Un dimanche au chocolat-théâtre
the-others-and-us
Installez-vous, installez-vous
Allez-y, entrez
Les enfants devant, à l’arrière les parents
Elles ne veulent pas, elles préfèrent rester sur nos genoux
Impressionnées par le brouhaha des cris et des rires des uns
Des discussions post-brunch du dimanche des autres
Elle n’est pas très rassurée, elle sent la tension des excités du front
Les lumières s’éteignent progressivement
Chut!
Le comédien entre en scène, avec une petite mélodie enfantine en fond
Lumières chaudes, le soleil levant
Aujourd’hui il sera jardinier
Porte une chemise à carreaux, un chapeau de paille et des bottes en caoutchouc.
Quel cliché, ils nous suivent partout, en sommes-nous tous ?
Il apprend, ludique, l’art de cultiver
Il apprend, patient
Il chante le nom des fruits et légumes, et leurs couleurs
Tant bien que mal il essaie de se faire entendre
Lorsqu’il souhaite faire participer les enfants indignes de lui
En appelle 4, et 6 montent sur la scène
Il est vite débordé parce qu’aucun ne l’écoute
Son scénario tombe progressivement à l’eau
Comme l’homme attaché à la pierre qui coule au fond du fleuve
Et les parents ne bougent pas d’un poil
Pour remettre en place l’ingrate progéniture
Un audacieux du premier rang se met à escalader la scène
Il déclenche la folie de ses partenaires bouillants d’un après-midi
Qui tentent à leur tour de grimper
Grattent la scène à s’en arracher les ongles
Comme des prédateurs en cage et fous
Devant l’alléchante et juteuse proie
Je vis un véritable concert de rock en miniature!
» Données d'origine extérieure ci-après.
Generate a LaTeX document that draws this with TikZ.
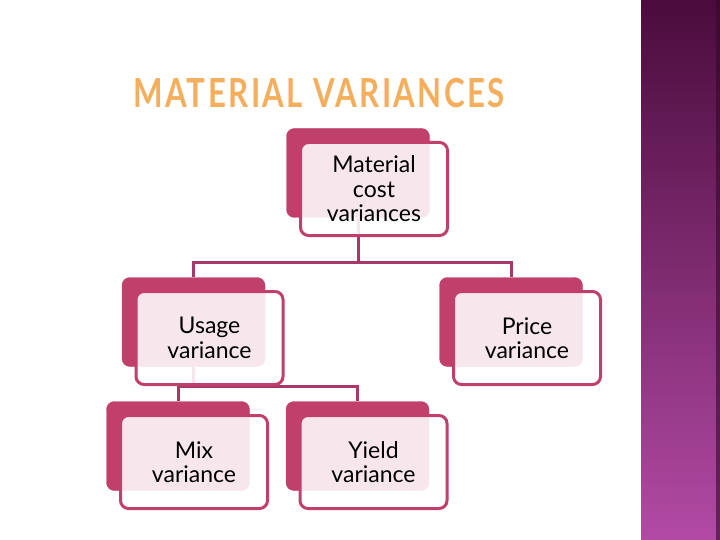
\documentclass[tikz,border=0pt]{standalone}
\usepackage{fontspec}
\setmainfont{Lato}
\definecolor{rose}{HTML}{C0406B}
\definecolor{roseline}{HTML}{A8386A}
\definecolor{titleorange}{HTML}{F4AE5C}
\definecolor{sidetop}{HTML}{4A0C3C}
\definecolor{sidebot}{HTML}{B24AA4}
\begin{document}
\begin{tikzpicture}[x=1pt,y=-1pt,
    backbox/.style={draw=rose,fill=rose,rounded corners=8pt,minimum width=143pt,minimum height=89pt,inner sep=0pt},
    frontbox/.style={draw=rose,line width=3pt,fill=white,fill opacity=0.88,text opacity=1,rounded corners=8pt,
        minimum width=147pt,minimum height=93pt,inner sep=0pt,align=center,font=\fontsize{23}{24.5}\selectfont},
    link/.style={draw=roseline,line width=3pt}]
    %% page and side bar
    \fill[white] (0,0) rectangle (720,540);
    \shade[top color=sidetop,bottom color=sidebot] (641,0) rectangle (720,540);
    \fill[sidetop!70!black,opacity=0.6] (716,0) rectangle (720,540);
    %% title
    \node[anchor=west,text=titleorange,inner sep=0pt,xscale=0.78,transform shape,
        font=\fontsize{40}{40}\selectfont\bfseries\addfontfeature{LetterSpace=7.8}] (title) at (133,93) {MATERIAL VARIANCES};
    %% back boxes
    \node[backbox] (matback) at (358,173) {};
    \node[backbox] (usageback) at (193.5,322) {};
    \node[backbox] (priceback) at (511,322) {};
    \node[backbox] (mixback) at (178,446) {};
    \node[backbox] (yieldback) at (357.5,446) {};
    %% connectors
    \coordinate (bus1) at (358,262);
    \coordinate (bus2) at (193.5,386);
    \draw[link] (matback.south) -- (bus1);
    \draw[link] (usageback.north) |- (bus1) -| (priceback.north);
    \draw[link] (usageback.south) -- (bus2);
    \draw[link] (mixback.north) |- (bus2) -| (yieldback.north);
    %% front boxes
    \node[frontbox] (mat) at (374,189) {Material\\cost\\variances};
    \node[frontbox] (usage) at (209.5,338) {Usage\\variance};
    \node[frontbox] (price) at (527,338) {Price\\variance};
    \node[frontbox] (mix) at (194,462) {Mix\\variance};
    \node[frontbox] (yield) at (373.5,462) {Yield\\variance};
\end{tikzpicture}
\end{document}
L’artiste, las, se dit que son travail n’est en sécurité nulle part
Même dans cette tranquille banlieue ouest de familles aisées
Qui ont payé en solde leur ticket d’entrée
Les chiards auront éternellement les yeux rouges
Assoiffés de son sang d’homme de divertissement
La représentation se termine difficilement
Avec pour grand absent l’attention des enfants
Et déjà tout le monde se lève, s’habille et sort
«Merci à vous, cher public, et si vous voulez retrouver les chansons du spectacle oublié, achetez pour 10 euros mon CD»
Solitude trop bien connue de l’intermittent du spectacle
Cheveux toujours là mais grisonnants
La quarantaine entamée et des poches sous les yeux
Brillants de vivre son rêve d’enfant.
Il remballe ses accessoires fabriqués main en papier d’espoir
Et rejoint les spectateurs aveugles au goûter des morveux rois
Des mamans enroulées dans des colliers de perles
Importées du Pacifique pour les grands noms de la joaillerie
Des chemises et jupes bleues Versailles
Mocassins de peau et trop de parfums de luxe s’entremêlent
Quelques papas qui se sont fait coincer, regardent leur montre
Boit son chocolat au goût de théâtre, ignoré de tous.